State how many lines include "that", giving the number by itself.

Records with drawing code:

--- Begin ---

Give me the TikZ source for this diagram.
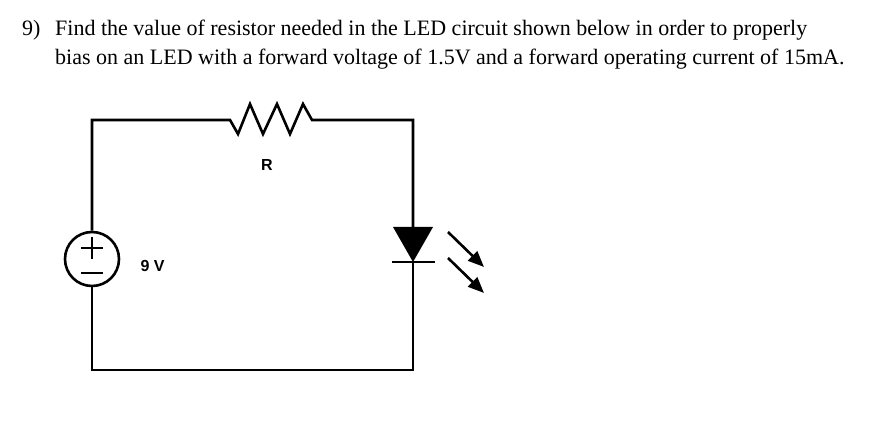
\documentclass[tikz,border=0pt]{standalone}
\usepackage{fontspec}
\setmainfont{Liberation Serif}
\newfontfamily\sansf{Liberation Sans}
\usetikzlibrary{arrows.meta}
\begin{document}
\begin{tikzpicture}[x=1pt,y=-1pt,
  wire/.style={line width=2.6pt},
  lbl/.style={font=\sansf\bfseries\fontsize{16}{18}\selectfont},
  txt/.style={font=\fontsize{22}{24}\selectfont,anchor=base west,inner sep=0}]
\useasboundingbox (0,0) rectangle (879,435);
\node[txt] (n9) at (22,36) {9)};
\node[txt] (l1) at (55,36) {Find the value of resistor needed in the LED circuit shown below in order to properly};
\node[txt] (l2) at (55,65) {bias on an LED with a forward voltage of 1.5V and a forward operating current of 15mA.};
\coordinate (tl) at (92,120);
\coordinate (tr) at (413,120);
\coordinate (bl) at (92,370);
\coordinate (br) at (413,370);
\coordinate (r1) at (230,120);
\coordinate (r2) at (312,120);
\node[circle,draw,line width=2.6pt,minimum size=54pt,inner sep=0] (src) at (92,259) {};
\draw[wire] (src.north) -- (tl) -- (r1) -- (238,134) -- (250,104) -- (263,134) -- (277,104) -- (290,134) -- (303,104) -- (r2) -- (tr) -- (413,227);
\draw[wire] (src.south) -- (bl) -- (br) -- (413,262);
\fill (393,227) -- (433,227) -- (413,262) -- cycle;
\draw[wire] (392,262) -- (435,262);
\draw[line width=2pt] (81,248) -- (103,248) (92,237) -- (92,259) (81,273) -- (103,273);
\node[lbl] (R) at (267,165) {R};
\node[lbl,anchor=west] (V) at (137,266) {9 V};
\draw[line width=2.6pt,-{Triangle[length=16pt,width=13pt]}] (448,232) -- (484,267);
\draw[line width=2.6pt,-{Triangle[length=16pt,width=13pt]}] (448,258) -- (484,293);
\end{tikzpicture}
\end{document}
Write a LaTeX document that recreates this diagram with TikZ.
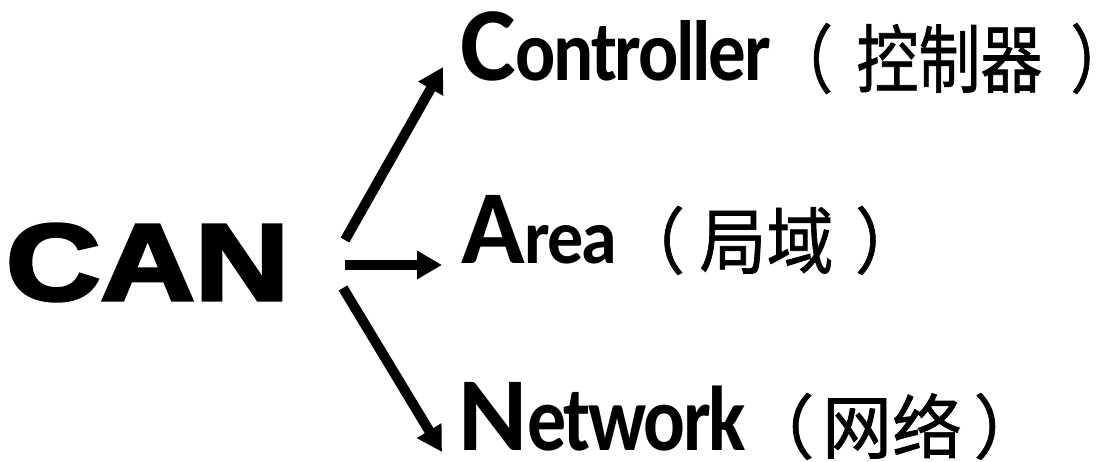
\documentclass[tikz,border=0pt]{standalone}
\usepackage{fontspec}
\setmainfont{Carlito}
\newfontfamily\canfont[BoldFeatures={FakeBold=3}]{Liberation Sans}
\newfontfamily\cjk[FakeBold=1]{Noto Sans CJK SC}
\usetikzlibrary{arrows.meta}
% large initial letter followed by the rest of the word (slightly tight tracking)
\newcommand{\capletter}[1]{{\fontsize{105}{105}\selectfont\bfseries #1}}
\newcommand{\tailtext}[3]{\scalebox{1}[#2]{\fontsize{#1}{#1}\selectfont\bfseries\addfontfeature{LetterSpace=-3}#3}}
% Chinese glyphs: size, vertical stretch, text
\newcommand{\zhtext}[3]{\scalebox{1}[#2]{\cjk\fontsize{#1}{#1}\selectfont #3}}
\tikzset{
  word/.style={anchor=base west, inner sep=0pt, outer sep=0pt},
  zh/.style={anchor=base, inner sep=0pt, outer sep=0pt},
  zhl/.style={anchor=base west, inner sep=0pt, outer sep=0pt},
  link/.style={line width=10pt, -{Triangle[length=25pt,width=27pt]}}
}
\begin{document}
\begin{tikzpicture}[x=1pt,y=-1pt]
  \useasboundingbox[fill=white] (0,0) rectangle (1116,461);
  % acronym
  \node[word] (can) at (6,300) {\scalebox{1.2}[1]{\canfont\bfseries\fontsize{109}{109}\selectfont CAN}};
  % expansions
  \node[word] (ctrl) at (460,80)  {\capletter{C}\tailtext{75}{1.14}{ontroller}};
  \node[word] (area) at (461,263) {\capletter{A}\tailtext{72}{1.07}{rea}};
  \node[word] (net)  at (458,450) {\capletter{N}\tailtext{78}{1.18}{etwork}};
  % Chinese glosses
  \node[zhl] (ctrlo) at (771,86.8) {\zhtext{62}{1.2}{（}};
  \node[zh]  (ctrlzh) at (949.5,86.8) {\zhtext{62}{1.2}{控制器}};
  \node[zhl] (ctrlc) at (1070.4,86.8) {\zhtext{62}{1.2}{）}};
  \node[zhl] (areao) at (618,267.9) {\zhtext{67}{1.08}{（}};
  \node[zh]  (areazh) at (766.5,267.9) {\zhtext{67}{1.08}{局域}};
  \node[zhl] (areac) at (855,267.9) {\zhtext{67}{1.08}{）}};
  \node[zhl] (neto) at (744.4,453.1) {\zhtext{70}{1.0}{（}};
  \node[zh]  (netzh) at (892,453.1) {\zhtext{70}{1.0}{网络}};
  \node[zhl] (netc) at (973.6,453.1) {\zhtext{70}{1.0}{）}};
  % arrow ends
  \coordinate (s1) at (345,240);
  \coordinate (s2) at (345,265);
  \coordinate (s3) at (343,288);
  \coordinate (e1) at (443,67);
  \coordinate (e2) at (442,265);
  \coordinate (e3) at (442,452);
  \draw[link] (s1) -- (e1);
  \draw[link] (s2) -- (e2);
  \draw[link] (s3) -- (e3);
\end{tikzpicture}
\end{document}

--- End ---
--- Begin ---

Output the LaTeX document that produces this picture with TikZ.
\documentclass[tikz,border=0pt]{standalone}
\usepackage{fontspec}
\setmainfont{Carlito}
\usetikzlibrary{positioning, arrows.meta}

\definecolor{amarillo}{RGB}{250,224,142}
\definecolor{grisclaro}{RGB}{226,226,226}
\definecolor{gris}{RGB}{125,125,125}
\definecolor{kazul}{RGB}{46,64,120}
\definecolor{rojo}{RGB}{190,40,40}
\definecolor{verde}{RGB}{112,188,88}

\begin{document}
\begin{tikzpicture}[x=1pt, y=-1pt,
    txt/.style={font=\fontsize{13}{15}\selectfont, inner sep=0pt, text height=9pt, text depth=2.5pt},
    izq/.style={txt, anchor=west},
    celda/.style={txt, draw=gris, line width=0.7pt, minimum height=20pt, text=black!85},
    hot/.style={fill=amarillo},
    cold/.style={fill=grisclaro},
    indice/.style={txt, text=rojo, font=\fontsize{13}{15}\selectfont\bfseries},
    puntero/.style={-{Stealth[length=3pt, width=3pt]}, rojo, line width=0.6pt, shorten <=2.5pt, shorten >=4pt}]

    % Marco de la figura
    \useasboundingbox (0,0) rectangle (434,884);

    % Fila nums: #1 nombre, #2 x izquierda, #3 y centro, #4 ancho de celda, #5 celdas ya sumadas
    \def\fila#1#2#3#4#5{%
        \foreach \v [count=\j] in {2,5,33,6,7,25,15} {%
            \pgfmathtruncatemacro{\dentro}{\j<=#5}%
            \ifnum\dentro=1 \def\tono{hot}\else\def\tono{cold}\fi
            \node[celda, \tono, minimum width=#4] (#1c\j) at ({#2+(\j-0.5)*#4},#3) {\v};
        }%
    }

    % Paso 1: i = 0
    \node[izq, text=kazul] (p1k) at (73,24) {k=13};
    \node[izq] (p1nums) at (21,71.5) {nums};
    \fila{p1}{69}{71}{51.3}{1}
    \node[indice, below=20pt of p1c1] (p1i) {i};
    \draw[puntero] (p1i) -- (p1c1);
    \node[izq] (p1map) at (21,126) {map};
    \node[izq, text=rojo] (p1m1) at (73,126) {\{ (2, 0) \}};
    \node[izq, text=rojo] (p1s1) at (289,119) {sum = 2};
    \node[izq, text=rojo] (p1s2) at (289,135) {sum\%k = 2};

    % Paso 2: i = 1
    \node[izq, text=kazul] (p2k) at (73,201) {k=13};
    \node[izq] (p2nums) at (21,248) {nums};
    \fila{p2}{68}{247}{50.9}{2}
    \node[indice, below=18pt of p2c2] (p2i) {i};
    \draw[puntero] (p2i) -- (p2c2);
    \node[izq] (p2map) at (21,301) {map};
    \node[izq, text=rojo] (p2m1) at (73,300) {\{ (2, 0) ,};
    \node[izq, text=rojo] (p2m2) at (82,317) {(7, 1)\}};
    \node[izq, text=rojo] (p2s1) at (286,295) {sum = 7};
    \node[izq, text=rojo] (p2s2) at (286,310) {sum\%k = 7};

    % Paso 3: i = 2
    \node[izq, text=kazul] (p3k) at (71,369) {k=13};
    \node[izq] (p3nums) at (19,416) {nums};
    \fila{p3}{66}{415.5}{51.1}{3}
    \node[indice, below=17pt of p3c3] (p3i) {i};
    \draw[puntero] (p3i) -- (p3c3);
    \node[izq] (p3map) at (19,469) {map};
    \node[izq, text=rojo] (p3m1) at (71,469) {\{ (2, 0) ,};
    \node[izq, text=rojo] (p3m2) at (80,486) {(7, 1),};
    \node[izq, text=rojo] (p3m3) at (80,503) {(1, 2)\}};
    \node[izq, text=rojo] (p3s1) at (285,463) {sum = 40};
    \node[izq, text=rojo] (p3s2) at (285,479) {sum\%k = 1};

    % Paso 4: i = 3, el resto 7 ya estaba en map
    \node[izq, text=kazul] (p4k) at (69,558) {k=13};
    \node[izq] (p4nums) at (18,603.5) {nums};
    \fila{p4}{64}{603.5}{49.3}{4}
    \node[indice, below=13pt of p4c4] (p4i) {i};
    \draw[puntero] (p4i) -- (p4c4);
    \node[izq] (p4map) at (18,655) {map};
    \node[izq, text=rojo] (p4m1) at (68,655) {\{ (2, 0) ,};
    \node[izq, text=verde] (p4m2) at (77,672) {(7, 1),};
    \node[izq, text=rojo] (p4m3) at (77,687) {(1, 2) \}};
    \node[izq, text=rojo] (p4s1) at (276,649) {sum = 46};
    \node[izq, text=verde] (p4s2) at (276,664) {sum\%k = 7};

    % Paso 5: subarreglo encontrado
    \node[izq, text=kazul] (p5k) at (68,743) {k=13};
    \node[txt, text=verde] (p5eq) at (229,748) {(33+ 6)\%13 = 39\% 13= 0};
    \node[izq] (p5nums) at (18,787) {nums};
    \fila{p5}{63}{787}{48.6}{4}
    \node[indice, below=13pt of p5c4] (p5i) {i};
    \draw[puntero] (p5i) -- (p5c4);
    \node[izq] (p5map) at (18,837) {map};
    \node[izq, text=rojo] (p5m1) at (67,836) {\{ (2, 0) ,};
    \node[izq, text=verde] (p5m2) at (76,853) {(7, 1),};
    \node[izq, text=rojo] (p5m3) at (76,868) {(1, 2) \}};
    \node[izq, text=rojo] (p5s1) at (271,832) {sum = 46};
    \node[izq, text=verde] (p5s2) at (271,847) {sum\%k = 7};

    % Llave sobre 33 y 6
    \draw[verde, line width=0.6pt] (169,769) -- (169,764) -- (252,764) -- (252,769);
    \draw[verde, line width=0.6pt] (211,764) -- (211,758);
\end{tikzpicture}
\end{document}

--- End ---

* WRITTEN SOLUTION: 2